# DIRECTIONS
From the entries that follow, gather each line holding the word "code".

# EXERCISE INPUTS
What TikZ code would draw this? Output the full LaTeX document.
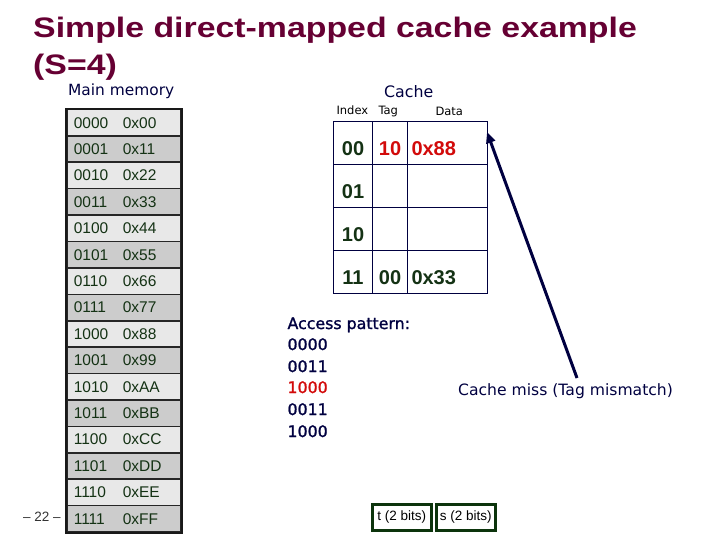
==
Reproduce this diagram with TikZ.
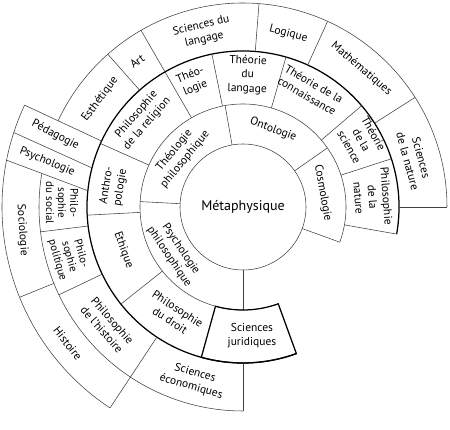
---
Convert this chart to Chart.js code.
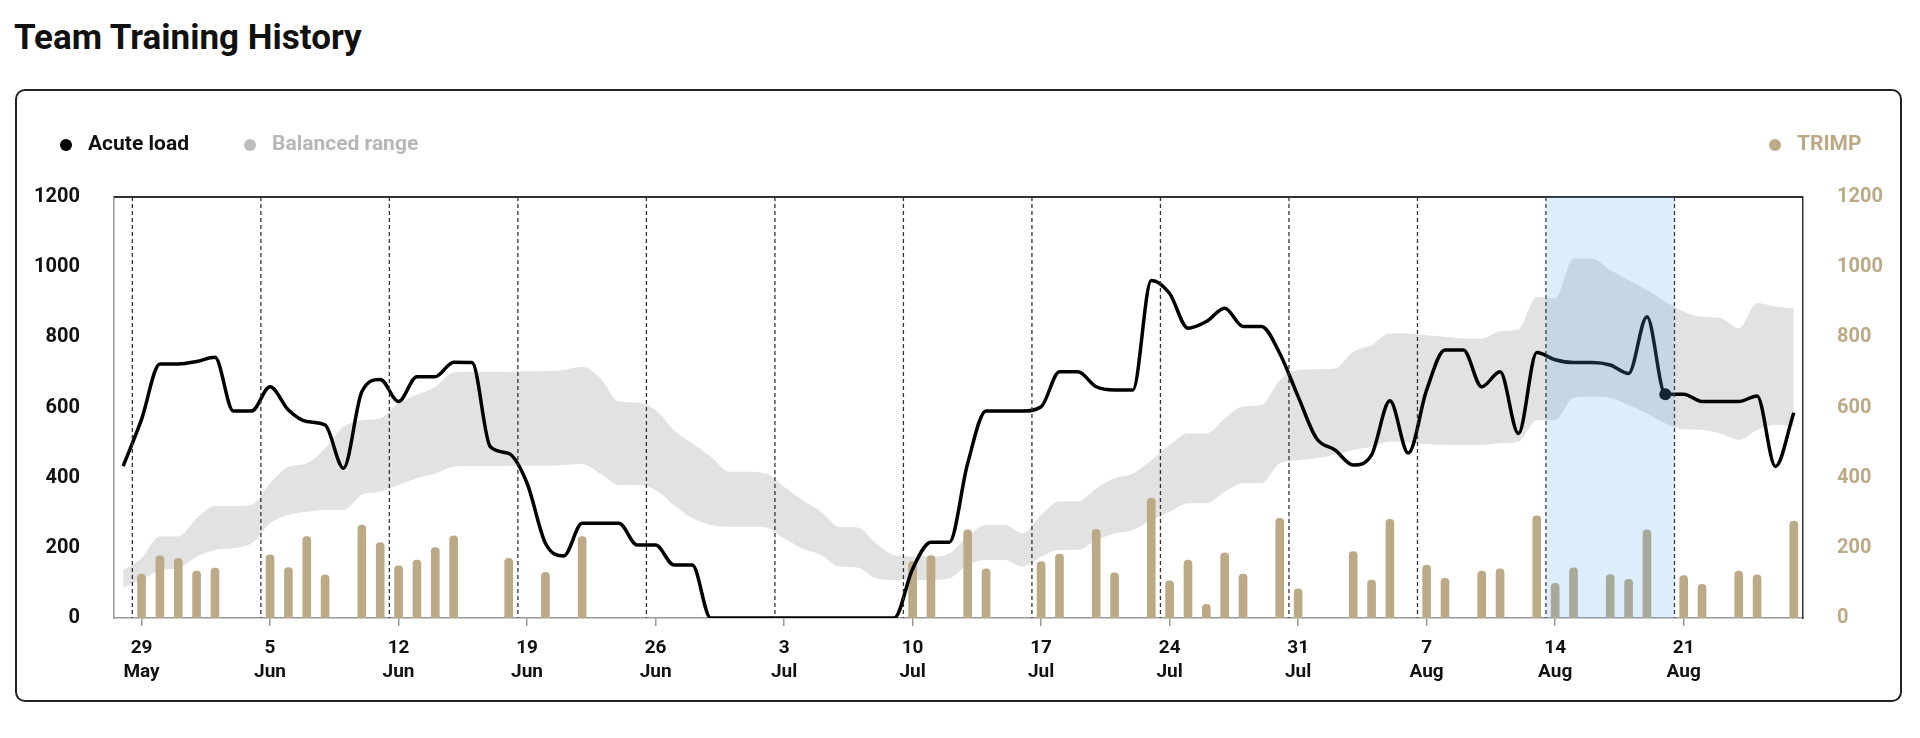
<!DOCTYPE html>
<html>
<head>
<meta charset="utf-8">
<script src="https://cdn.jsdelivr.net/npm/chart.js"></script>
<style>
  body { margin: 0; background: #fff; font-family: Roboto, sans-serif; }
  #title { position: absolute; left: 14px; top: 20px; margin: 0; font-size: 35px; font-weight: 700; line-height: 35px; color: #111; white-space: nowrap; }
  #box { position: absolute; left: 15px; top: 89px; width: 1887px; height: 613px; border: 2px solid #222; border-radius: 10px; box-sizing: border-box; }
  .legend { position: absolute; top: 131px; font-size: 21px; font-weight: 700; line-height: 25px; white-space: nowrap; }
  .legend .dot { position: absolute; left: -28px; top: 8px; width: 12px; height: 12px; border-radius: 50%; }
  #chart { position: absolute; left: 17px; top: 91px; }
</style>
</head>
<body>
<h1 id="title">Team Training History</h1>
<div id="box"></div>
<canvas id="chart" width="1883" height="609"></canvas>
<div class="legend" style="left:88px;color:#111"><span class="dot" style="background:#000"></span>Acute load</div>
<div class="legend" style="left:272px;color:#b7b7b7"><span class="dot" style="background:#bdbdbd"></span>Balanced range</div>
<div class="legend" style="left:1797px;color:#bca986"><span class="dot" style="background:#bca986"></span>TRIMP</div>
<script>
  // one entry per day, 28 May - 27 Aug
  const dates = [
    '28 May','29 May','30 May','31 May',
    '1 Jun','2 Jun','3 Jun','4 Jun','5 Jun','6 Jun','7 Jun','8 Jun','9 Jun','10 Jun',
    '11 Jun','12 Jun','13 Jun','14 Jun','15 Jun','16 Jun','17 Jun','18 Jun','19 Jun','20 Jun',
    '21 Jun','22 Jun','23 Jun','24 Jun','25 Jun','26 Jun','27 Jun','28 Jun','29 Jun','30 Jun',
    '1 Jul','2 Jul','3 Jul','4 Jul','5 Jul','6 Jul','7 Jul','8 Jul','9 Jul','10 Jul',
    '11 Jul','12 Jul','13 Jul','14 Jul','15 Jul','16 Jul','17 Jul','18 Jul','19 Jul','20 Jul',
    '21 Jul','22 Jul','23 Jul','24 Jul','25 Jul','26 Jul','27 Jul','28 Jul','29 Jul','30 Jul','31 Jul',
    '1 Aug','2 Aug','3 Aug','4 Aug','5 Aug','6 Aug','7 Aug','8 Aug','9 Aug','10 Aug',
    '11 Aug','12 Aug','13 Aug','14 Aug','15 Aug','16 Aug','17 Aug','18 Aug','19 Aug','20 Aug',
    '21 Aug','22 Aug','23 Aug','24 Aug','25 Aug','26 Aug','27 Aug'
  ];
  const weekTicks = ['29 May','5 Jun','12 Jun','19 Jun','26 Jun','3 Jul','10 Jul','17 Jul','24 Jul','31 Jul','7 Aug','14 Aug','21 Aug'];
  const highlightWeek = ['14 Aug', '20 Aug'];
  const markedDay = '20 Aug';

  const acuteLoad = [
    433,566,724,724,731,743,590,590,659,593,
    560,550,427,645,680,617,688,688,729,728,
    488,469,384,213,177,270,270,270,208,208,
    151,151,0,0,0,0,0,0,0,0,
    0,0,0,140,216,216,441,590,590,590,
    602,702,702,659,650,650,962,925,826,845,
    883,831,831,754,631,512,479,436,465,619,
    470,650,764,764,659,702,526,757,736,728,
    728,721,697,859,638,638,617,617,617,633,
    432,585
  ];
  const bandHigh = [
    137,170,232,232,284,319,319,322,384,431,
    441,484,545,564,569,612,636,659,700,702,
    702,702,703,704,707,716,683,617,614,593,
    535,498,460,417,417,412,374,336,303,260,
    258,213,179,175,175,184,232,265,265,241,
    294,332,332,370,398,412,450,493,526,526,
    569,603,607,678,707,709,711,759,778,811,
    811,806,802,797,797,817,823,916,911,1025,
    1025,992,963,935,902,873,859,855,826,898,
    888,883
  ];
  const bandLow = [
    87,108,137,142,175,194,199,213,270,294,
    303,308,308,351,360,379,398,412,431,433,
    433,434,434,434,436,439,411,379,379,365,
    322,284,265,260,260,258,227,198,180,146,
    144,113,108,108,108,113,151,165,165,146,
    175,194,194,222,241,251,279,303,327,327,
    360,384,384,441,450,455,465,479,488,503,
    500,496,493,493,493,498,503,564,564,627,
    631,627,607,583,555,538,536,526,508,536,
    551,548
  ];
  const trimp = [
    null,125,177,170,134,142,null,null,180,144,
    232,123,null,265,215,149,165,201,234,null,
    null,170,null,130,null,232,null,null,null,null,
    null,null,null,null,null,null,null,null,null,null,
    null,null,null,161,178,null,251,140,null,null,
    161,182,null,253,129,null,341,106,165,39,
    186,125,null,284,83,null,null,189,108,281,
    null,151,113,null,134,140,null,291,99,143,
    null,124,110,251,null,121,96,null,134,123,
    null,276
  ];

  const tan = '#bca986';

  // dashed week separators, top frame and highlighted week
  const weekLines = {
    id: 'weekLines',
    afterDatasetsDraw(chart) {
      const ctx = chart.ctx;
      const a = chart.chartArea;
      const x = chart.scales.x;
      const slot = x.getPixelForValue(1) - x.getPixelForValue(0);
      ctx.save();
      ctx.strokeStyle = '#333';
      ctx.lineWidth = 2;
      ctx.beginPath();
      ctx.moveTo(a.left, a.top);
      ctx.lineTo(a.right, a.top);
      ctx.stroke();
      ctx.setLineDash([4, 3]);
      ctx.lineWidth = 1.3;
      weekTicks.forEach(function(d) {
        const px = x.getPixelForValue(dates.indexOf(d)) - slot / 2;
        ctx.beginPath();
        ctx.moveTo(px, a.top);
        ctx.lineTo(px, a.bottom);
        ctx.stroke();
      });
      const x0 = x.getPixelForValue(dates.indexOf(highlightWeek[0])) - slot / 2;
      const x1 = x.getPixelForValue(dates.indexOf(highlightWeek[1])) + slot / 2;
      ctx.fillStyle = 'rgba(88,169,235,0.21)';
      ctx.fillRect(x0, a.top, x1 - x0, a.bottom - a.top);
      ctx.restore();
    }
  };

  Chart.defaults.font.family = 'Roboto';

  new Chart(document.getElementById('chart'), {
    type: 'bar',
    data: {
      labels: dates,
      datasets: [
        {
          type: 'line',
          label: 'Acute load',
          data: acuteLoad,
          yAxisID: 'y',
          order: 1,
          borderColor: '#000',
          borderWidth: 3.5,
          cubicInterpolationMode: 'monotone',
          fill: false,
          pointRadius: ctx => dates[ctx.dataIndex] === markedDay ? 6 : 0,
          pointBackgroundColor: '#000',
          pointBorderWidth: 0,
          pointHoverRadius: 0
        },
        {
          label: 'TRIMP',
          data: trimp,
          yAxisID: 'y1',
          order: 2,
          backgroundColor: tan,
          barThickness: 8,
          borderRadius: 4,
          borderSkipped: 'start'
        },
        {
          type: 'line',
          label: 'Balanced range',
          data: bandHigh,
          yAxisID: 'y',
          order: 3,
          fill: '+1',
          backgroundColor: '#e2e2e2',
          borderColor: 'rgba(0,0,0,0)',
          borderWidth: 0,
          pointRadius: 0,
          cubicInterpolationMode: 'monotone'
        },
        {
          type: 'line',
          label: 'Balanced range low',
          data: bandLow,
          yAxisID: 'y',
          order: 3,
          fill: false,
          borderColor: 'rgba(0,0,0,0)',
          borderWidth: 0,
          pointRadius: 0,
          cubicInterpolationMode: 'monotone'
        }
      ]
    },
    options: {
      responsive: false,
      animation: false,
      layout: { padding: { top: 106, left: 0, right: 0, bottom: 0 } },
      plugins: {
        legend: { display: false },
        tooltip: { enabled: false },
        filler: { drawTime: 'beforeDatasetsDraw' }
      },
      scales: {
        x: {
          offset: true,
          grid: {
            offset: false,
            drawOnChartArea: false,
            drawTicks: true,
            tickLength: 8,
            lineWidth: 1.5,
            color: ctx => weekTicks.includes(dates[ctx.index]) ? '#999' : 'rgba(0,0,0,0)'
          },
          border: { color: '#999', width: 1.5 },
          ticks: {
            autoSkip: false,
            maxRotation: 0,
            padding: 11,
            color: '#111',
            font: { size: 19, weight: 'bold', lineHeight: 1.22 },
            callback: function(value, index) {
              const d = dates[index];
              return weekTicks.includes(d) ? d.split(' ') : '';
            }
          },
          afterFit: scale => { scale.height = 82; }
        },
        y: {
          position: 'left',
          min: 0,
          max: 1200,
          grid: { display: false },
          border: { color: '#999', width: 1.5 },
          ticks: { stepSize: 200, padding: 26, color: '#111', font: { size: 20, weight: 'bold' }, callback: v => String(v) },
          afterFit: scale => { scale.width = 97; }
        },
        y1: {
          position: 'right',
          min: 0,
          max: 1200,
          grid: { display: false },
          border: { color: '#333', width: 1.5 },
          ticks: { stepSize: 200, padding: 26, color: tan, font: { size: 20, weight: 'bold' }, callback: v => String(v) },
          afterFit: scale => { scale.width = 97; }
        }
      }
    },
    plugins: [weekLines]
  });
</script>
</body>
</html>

# CORRECT RESPONSE
What TikZ code would draw this? Output the full LaTeX document.
Convert this chart to Chart.js code.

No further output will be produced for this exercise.